The CTA exempts any entity whose ownership interests are controlled or wholly owned by one or more entities that themselves qualify for an exemption. The parent’s exempt status flows down to the subsidiary, whether the control is direct or through intermediate exempt entities. This prevents a corporate chain from filing the same ownership data at multiple levels.3Office of the Law Revision Counsel. 31 USC 5336 – Beneficial Ownership Information Reporting Requirements

The catch: if the parent loses its exempt status, the subsidiary must immediately reassess its own position. Under the implementing regulations, an entity that no longer meets any exemption criteria must file a BOI report within 30 calendar days.6eCFR. 31 CFR 1010.380 – Reports of Beneficial Ownership Information

Pooled Investment Vehicles

Pooled investment vehicles — funds that would be investment companies but for the exemptions under Section 3(c)(1) or 3(c)(7) of the Investment Company Act — get a narrower version of the subsidiary exemption. A pooled investment vehicle is exempt only if it is operated or advised by a bank, credit union, broker, dealer, investment company, SEC-registered investment adviser, or venture capital fund adviser that is itself exempt from the CTA.4Financial Crimes Enforcement Network. Frequently Asked Questions

A pooled investment vehicle advised by an exempt reporting adviser that does not qualify as a venture capital fund adviser is not exempt. Neither is a fund relying on Investment Company Act exemptions other than Section 3(c)(1) or 3(c)(7). Foreign pooled investment vehicles registered to do business in the U.S. face a modified reporting requirement: they must report information for only one individual who exercises substantial control, specifically the person with the greatest authority over the entity’s strategic management.

Government-Related Entities

Entities established under federal, state, tribal, or local law that exercise governmental authority are exempt. This covers entities like municipal utilities, state-created authorities, and tribal enterprises that serve a governmental function.3Office of the Law Revision Counsel. 31 USC 5336 – Beneficial Ownership Information Reporting Requirements

Penalties for Reporting Violations

While domestic companies are currently exempt from enforcement, the statutory penalties remain on the books and apply to foreign reporting companies that fail to comply. Willfully providing false information or failing to file a required BOI report carries both civil and criminal consequences. The civil penalty is up to $500 per day that the violation continues, with that base amount adjusted annually for inflation. The criminal penalty is a fine of up to $10,000, up to two years in prison, or both.5Office of the Law Revision Counsel. 31 USC 5336 – Beneficial Ownership Information Reporting Requirements

The word “willfully” does real work here — inadvertent errors or good-faith misunderstandings about exempt status are treated differently than deliberate evasion.
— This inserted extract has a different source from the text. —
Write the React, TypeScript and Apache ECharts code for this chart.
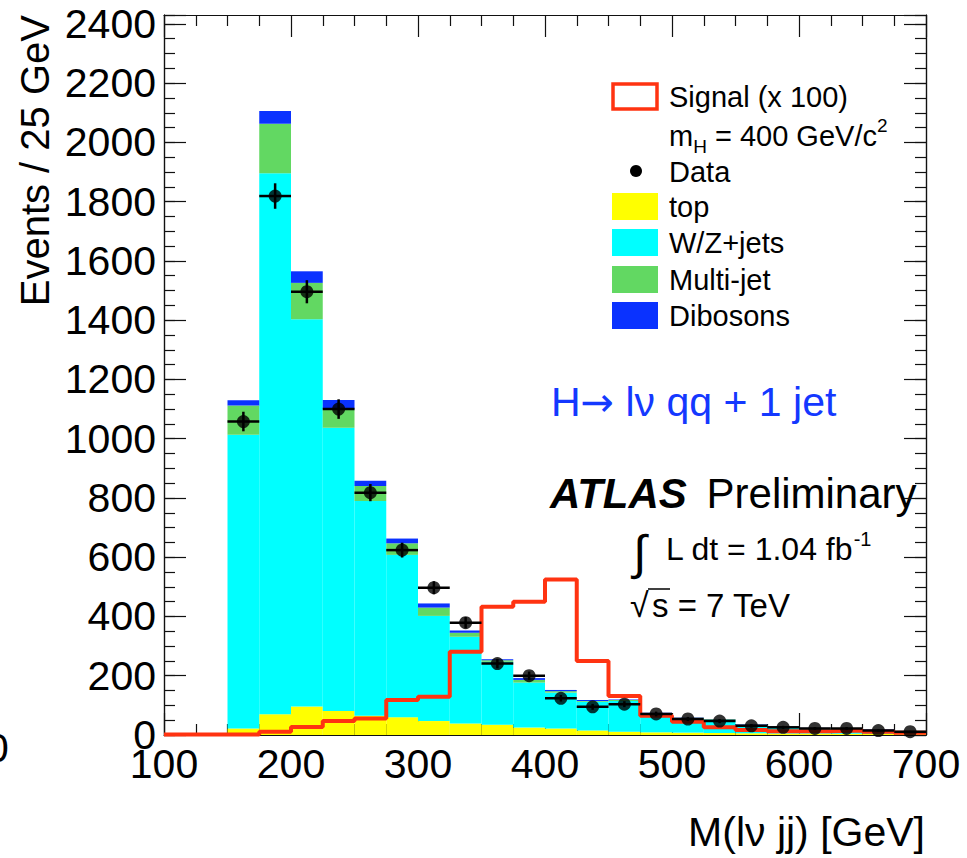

Still, incorrectly claiming an exemption you don’t qualify for is the kind of mistake that can look willful in hindsight, particularly if the entity’s failure to meet the criteria was obvious. Foreign entities subject to the current reporting requirement should document their basis for claiming any exemption rather than assuming the question will never come up.

When Exempt Status Changes

Exemptions are not permanent. A company that qualifies today might not qualify next year — and the regulations impose a tight deadline when that happens. Any entity that no longer meets the criteria for its exemption must file a BOI report within 30 calendar days of losing exempt status.6eCFR. 31 CFR 1010.380 – Reports of Beneficial Ownership Information

The reverse is also true. If a reporting company later qualifies for an exemption after filing an initial BOI report, FinCEN treats that change as an update to previously submitted information, and the entity must file an updated report reflecting its new exempt status. For businesses near the threshold of any exemption — especially the large operating company test where revenue or headcount can fluctuate year to year — it pays to monitor these criteria annually rather than assuming a one-time analysis settles the question.